Yes some of u dod not read my whole post. I know they will outgrow the 300 tank. U only read half my post. I'm getting a full wall tank that should b done in a year in some change. I wouldn't put a baby Arowana in oversized tank it would swollow him. FYI I would never get a fish I can't handle rtc and a Arowana would b perfect in a full wall aquarium. Plus a Arowana WOULD NOT SURVIVE IN COLORADOS LOCAL WATERWAYS. Thanx for no help so far! I'll just order online keep AROWANAS ALIVE awsome species to squire and have if u have the space for them. Sorry I don't like neon tetras n guppies like u guys. Btw if anyone has any good ideas not negative let me know. I plan on adopting all of those oversized fish at petstores also already talked to a few that were happy to get them off there hands when my tank is finished.


----------



## susankat (Nov 15, 2008)

Peacock bass is already fished for in several lakes in colorado. But I would suggest online ordering. My opinion on the redtail, if its in the same tank as the others you mentioned it would probablly eat the other fish as they will eat anything that will fit into their mouth and both aro and peacock will fit into its mouth.


----------



## majerah1 (Oct 29, 2010)

First off,welcome.

Second,I dont think Ben was trying to be rude or burst bubbles.

I personally feel like certain fish shouldnt be kept.WHile nice looking fish,aros are prone to being overbred by many.Ive seen some terrible pics of heavily deformed aros and they sell them for more,as exotic and one of a kind.I think its unfair for the fish as a species to be treated with such disrespect,TBH.

For the size tank you are planning,I think you can get alot of nice fish to go in besides the monsters.Then get the OK from the wife for a monster tank build and get the big ones for it.

You could plant that puppy.BTW theres tons of species out there that are rare and suited to a 300 gallon tank.


----------



## snail (Aug 6, 2010)

rymoses18 said:


> Yes some of u dod not read my whole post. I know they will outgrow the 300 tank. U only read half my post. I'm getting a full wall tank that should b done in a year in some change. I wouldn't put a baby Arowana in oversized tank it would swollow him. FYI I would never get a fish I can't handle rtc and a Arowana would b perfect in a full wall aquarium. Plus a Arowana WOULD NOT SURVIVE IN COLORADOS LOCAL WATERWAYS. Thanx for no help so far! I'll just order online keep AROWANAS ALIVE awsome species to squire and have if u have the space for them. Sorry I don't like neon tetras n guppies like u guys. Btw if anyone has any good ideas not negative let me know. I plan on adopting all of those oversized fish at petstores also already talked to a few that were happy to get them off there hands when my tank is finished.

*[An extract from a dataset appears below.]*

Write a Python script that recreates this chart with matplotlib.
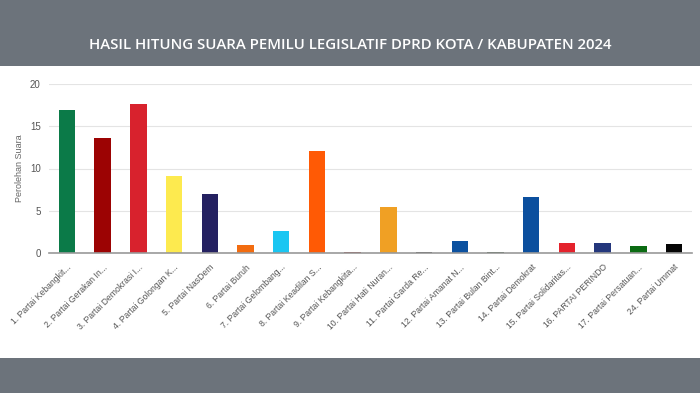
import matplotlib
matplotlib.use("Agg")
import matplotlib.pyplot as plt
from matplotlib.patches import Rectangle

title = "HASIL HITUNG SUARA PEMILU LEGISLATIF DPRD KOTA / KABUPATEN 2024"
categories = [
    "1. Partai Kebangkit...", "2. Partai Gerakan In...", "3. Partai Demokrasi I...",
    "4. Partai Golongan K...", "5. Partai NasDem", "6. Partai Buruh",
    "7. Partai Gelombang...", "8. Partai Keadilan S...", "9. Partai Kebangkita...",
    "10. Partai Hati Nuran...", "11. Partai Garda Re...", "12. Partai Amanat N...",
    "13. Partai Bulan Bint...", "14. Partai Demokrat", "15. Partai Solidaritas...",
    "16. PARTAI PERINDO", "17. Partai Persatuan...", "24. Partai Ummat",
]
values = [16.9, 13.6, 17.6, 9.1, 7.0, 0.95, 2.6, 12.1, 0.1, 5.4, 0.1, 1.4,
          0.15, 6.6, 1.2, 1.2, 0.85, 1.1]
colors = ["#0b7a48", "#9c0303", "#d8222d", "#fdea4f", "#242161", "#f26c10",
          "#1ac6f2", "#ff5a05", "#8b1a1a", "#f0a024", "#222222", "#0b51a0",
          "#1a3a1a", "#0b4f9e", "#e4222c", "#24377c", "#0b6b12", "#050505"]
yticks = [0, 5, 10, 15, 20]
ylabel = "Perolehan Suara"

band = "#6c737b"
fig = plt.figure(figsize=(7, 3.93), dpi=100)
fig.patch.set_facecolor("white")
fig.patches.append(Rectangle((0, 1 - 66 / 393), 1, 66 / 393, transform=fig.transFigure,
                             facecolor=band, edgecolor="none", zorder=0))
fig.patches.append(Rectangle((0, 0), 1, 35 / 393, transform=fig.transFigure,
                             facecolor=band, edgecolor="none", zorder=0))
fig.text(0.5, 1 - 45 / 393, title, ha="center", va="center", color="white",
         fontsize=10.8, family="Open Sans", fontweight="semibold")

ax = fig.add_axes([49 / 700, 1 - 253 / 393, (692 - 49) / 700, (253 - 84) / 393])
x = list(range(len(categories)))
ax.bar(x, values, width=0.46, color=colors, zorder=3)
ax.set_xlim(-0.5, len(categories) - 0.5)
ax.set_ylim(0, 20)
ax.set_yticks(yticks)
ax.set_yticklabels([str(t) for t in yticks], fontsize=7, color="#555555",
                   family="Liberation Sans")
ax.set_xticks(x)
ax.set_xticklabels(categories, rotation=45, ha="right", rotation_mode="anchor",
                   fontsize=6.2, color="#555555", family="Liberation Sans")
ax.tick_params(axis="both", length=0, pad=6)
ax.tick_params(axis="x", pad=7)
ax.grid(axis="y", color="#e4e4e4", linewidth=0.8, zorder=0)
for s in ["top", "right", "left"]:
    ax.spines[s].set_visible(False)
ax.spines["bottom"].set_color("#999999")
ax.spines["bottom"].set_linewidth(1.2)
ax.spines["bottom"].set_zorder(4)
ax.set_ylabel(ylabel, fontsize=6.5, color="#666666", family="Liberation Sans", labelpad=4)

fig.savefig("out.png", dpi=100, facecolor=fig.get_facecolor())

Sadly there are many irresponsible or inexperienced people who want to keep larger species without realizing/caring about what they require. It's your first post on here and it may not be clear to everyone what your level of experience and tank plans are. I'm sure the comments were not intended as a personal attack or even to be negative, just realistic and helpful. Before making such a big commitment it is worth taking into consideration potential problems that might arise. No one is suggesting you keep guppies or neon tetras if you don't like them, the only suggestion jrman made was to look into similar large native species. 

I know of at least 3 red tailed cat being sold or given away in my area. Seeing as there is such an excess of these fish that are unlikely to ever find suitable homes personally I would start by making inquiries about fish looking for homes in your area, ask at a public aquarium or advertize and you may find what you are looking for. Like that you are not supporting any irresponsible trade practices involving these fish and providing one with a needed home. This is the same reasoning as to why I would rather get a dog from a dogs home than buy one from a breeder. I realize this is a personal decision and not a judgment on your choices, it seems like you already have had similar thoughts anyway. The important thing is that you are one of the few responsible fish keepers with the level of experience and commitment (and space) to keep these types of fish. It will be very interesting to learn from your experience and hopefully you will share pics with us .

Maybe you can share more with us about the plans for your large tank and the size it will be. Don't forget that the minimum size for a single adult red tailed cat is probably over 1000 gallons, several large fish are going to need an even bigger tank than one.


----------



## navigator black (Jan 3, 2012)

Nothing changes with the wall tank. Nothing in your post, which I read, suggested a size big enough for a red-tail, which needs a public aquarium to be kept properly. You could have been putting your 300 in the wall, which is what it looked like to me. Don't yell at people because they can't read your mind - we can only read the words you offer.
U shood b chill, lol.


----------



## snail (Aug 6, 2010)

Here is an example of a tank suitable for keeping several red tail cats and other large fish:
50000 + 15000 Gallon Monster Tanks - MonsterFishkeepers.com - YouTube


----------



## jrman83 (Jul 9, 2010)

Snail - good to hear that people are trying to find homes for their red tail cats. If I saw one on craigslist that was free, I would probably get it and then euthanize it. Its a very good liklihood that those same people doing the right thing in trying to find a suitable home, will not want to euthanize the fish when they are unsuccessful. And then it ends up in our waterways.

To the OP, there are a number of native species that would work very well in that size tank providing it is more long than tall.

All I was trying to say was that when and if legislation does go into place to stop selling at least 2 of the 3 you mention, it should tell you something. These are not the type of fish people should keep and to the point that our local ecosystems are potentially decimated. It should not matter what size tank you have or how experienced you are.....personally, I wouldn't even consider it because it would be my intentions of buying one that gets a seller, legal or legit, to continue to try and sell.

Nothing against anything you want to do, just not for me. I spend a lot of time out on my area's local waterways (every weekend) and enjoy them just like they are.


----------